Gelelim ihracatımızın 2 temel yapısal sorununa…

Birincisi, ihraç ürünlerimizin hala temel ve düşük katma değerli ürünler olması. Ne yazık ki orta ve yüksek katma değerli ürün gamımızın ihracatımızdaki yerinin çok düşük olduğu biliniyor. Tabii yüksek katma değerli ürün üretim ve ihracatının ekosistemi yok. ARGE, verimlilik, kapasite, yatırım, istihdam gibi temel sorunların olduğu yerde yüksek katma değerli ürün üretmek ve ihraç etmek kısa vadede imkansız görünüyor.

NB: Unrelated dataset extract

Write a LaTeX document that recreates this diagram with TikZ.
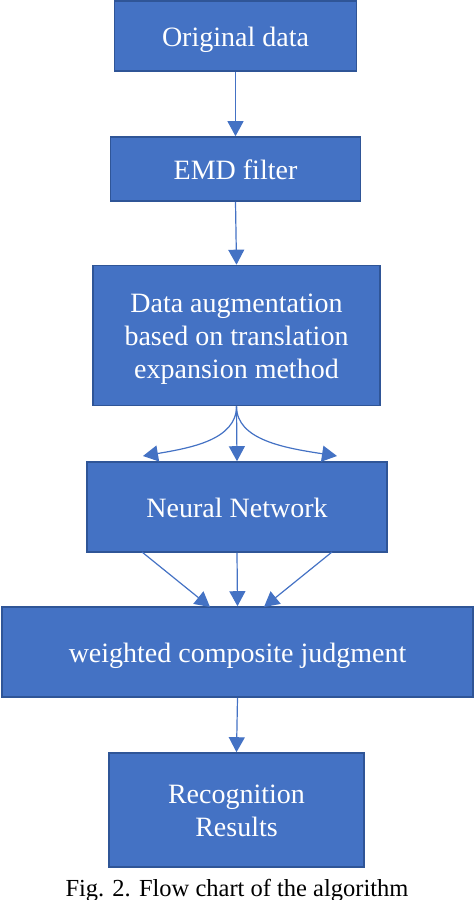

İkinci temel ya da yapısal sorun da ihracatımızın hala ve çok yüksek oranda “dahilde işleme” rejimine dayalı olması. İhracatımızın yaklaşık üçte ikisi ithalat yapmamızı zorunlu kılıyor. Yani ihracat yapabilmemiz için önce ara malı ve hammadde ithal etmemiz gerekiyor, bu da düşük katma değerli ürün ihracatı anlamına geliyor.

Sonuç itibariyle; teorik temeli olmayan ve pratikte çalışmayan Türkiye Ekonomi Modeli” söylemleri ve ısrarı, ihracatın konjonktürel ve yapısal sorunlarını ortadan kaldırmaya yetmiyor.